Lately, I've been amazed and disheartened to notice how many trees die of mulch. That's right: mulch.
With extreme-weather events growing more and more prevalent, landscape trees and shrubs must contend with hurricanes, tornadoes, ice storms, droughts, wildfires, flooding, lightning...sometimes it's like a war zone out there.
But since mulch has become a decorative addition to many landscapes, surpassing its purely functional purpose of the past, what should be a benefit to plants is increasingly becoming an outright killer. The problem is with "coning"—piling mulch in a deep cone shape against the trunk.
You've seen this practice for years in shopping-mall landscapes. Now it's becoming a common sight in residential landscapes.

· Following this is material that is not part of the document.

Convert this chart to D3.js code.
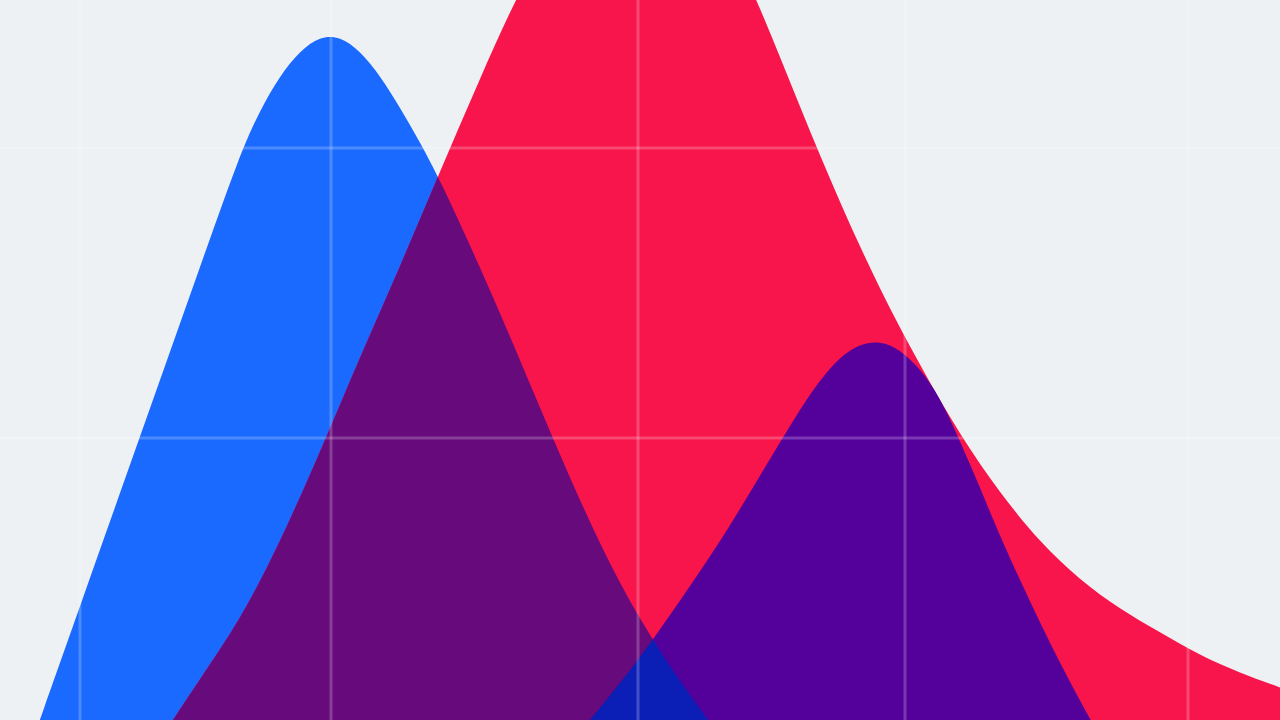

Coning puts a plant at risk in three ways. First, piling mulch around the trunk can cause trunk rot. Second, mulch that is piled deeper than four inches can suffocate roots, especially those of young transplants. And third, new roots can grow directly into these mulch cones—then, because mulch dries faster than soil, those roots are quick to die during drought conditions.
To prevent this from occurring, keep mulch at least a foot away from the trunk, and limit it to four inches deep. Use light materials, such as cedar mulch, to promote air circulation (yes, roots do "breathe"). And pull mulch materials back altogether during persistent wet spells.
Landscape plants are threatened enough by extreme-weather events. It's downright painful to think of them dying because of what was intended as an act of kindness.